Dataset content ▸
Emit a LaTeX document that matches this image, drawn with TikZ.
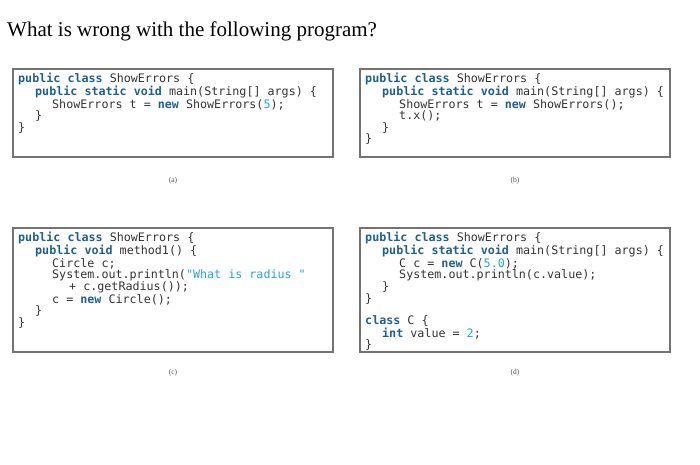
\documentclass[tikz,border=0pt]{standalone}
\usepackage{fontspec}
\setmainfont{Liberation Serif}
\newfontfamily\codefont{DejaVu Sans Mono}
\definecolor{kwc}{HTML}{1F5F8F}
\definecolor{litc}{HTML}{2AA3DC}
\definecolor{txt}{HTML}{333333}
\newcommand{\kw}[1]{{\bfseries\color{kwc}#1}}
\newcommand{\lit}[1]{{\color{litc}#1}}
\newcommand{\ia}{\hspace*{17pt}}
\newcommand{\ib}{\hspace*{34pt}}
\newcommand{\ic}{\hspace*{51pt}}
\begin{document}
\begin{tikzpicture}[x=1pt,y=-1pt,
  codebox/.style={draw=black!55,line width=1.2pt},
  code/.style={anchor=north west,align=left,inner sep=0pt,text=txt,
    font=\codefont\fontsize{11.7}{10.3}\selectfont},
  captxt/.style={font=\fontsize{7.5}{8}\selectfont,text=black!70}]
\useasboundingbox (0,0) rectangle (700,464);
\node[anchor=base west,inner sep=0pt,font=\fontsize{21}{24}\selectfont] (title) at (7,36) {What is wrong with the following program?};
\draw[codebox] (13,69) rectangle (333,157) coordinate (ba);
\draw[codebox] (360,69) rectangle (670,157) coordinate (bb);
\draw[codebox] (13,228) rectangle (333,352) coordinate (bc);
\draw[codebox] (360,228) rectangle (670,352) coordinate (bd);
\node[code] (ca) at (18,73) {\kw{public class} ShowErrors \{\\
\ia\kw{public static void} main(String[] args) \{\\
\ib ShowErrors t = \kw{new} ShowErrors(\lit{5});\\
\ia\}\\
\}};
\node[code] (cb) at (365,73) {\kw{public class} ShowErrors \{\\
\ia\kw{public static void} main(String[] args) \{\\
\ib ShowErrors t = \kw{new} ShowErrors();\\
\ib t.x();\\
\ia\}\\
\}};
\node[code] (cc) at (18,232) {\kw{public class} ShowErrors \{\\
\ia\kw{public void} method1() \{\\
\ib Circle c;\\
\ib System.out.println(\lit{"What is radius "}\\
\ic+ c.getRadius());\\
\ib c = \kw{new} Circle();\\
\ia\}\\
\}};
\node[code] (cd) at (365,232) {\kw{public class} ShowErrors \{\\
\ia\kw{public static void} main(String[] args) \{\\
\ib C c = \kw{new} C(\lit{5.0});\\
\ib System.out.println(c.value);\\
\ia\}\\
\}\\[10.3pt]
\kw{class} C \{\\
\ia\kw{int} value = \lit{2};\\
\}};
\node[captxt] (la) at (173,181) {(a)};
\node[captxt] (lb) at (515,181) {(b)};
\node[captxt] (lc) at (173,373) {(c)};
\node[captxt] (ld) at (515,373) {(d)};
\end{tikzpicture}
\end{document}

The exercise ▸ Leave out all pictures, then copy the remaining material exactly.

Solution to this task ▸
Emit a LaTeX document that matches this image, drawn with TikZ.
\documentclass[tikz,border=0pt]{standalone}
\usepackage{fontspec}
\setmainfont{Liberation Serif}
\newfontfamily\codefont{DejaVu Sans Mono}
\definecolor{kwc}{HTML}{1F5F8F}
\definecolor{litc}{HTML}{2AA3DC}
\definecolor{txt}{HTML}{333333}
\newcommand{\kw}[1]{{\bfseries\color{kwc}#1}}
\newcommand{\lit}[1]{{\color{litc}#1}}
\newcommand{\ia}{\hspace*{17pt}}
\newcommand{\ib}{\hspace*{34pt}}
\newcommand{\ic}{\hspace*{51pt}}
\begin{document}
\begin{tikzpicture}[x=1pt,y=-1pt,
  codebox/.style={draw=black!55,line width=1.2pt},
  code/.style={anchor=north west,align=left,inner sep=0pt,text=txt,
    font=\codefont\fontsize{11.7}{10.3}\selectfont},
  captxt/.style={font=\fontsize{7.5}{8}\selectfont,text=black!70}]
\useasboundingbox (0,0) rectangle (700,464);
\node[anchor=base west,inner sep=0pt,font=\fontsize{21}{24}\selectfont] (title) at (7,36) {What is wrong with the following program?};
\draw[codebox] (13,69) rectangle (333,157) coordinate (ba);
\draw[codebox] (360,69) rectangle (670,157) coordinate (bb);
\draw[codebox] (13,228) rectangle (333,352) coordinate (bc);
\draw[codebox] (360,228) rectangle (670,352) coordinate (bd);
\node[code] (ca) at (18,73) {\kw{public class} ShowErrors \{\\
\ia\kw{public static void} main(String[] args) \{\\
\ib ShowErrors t = \kw{new} ShowErrors(\lit{5});\\
\ia\}\\
\}};
\node[code] (cb) at (365,73) {\kw{public class} ShowErrors \{\\
\ia\kw{public static void} main(String[] args) \{\\
\ib ShowErrors t = \kw{new} ShowErrors();\\
\ib t.x();\\
\ia\}\\
\}};
\node[code] (cc) at (18,232) {\kw{public class} ShowErrors \{\\
\ia\kw{public void} method1() \{\\
\ib Circle c;\\
\ib System.out.println(\lit{"What is radius "}\\
\ic+ c.getRadius());\\
\ib c = \kw{new} Circle();\\
\ia\}\\
\}};
\node[code] (cd) at (365,232) {\kw{public class} ShowErrors \{\\
\ia\kw{public static void} main(String[] args) \{\\
\ib C c = \kw{new} C(\lit{5.0});\\
\ib System.out.println(c.value);\\
\ia\}\\
\}\\[10.3pt]
\kw{class} C \{\\
\ia\kw{int} value = \lit{2};\\
\}};
\node[captxt] (la) at (173,181) {(a)};
\node[captxt] (lb) at (515,181) {(b)};
\node[captxt] (lc) at (173,373) {(c)};
\node[captxt] (ld) at (515,373) {(d)};
\end{tikzpicture}
\end{document}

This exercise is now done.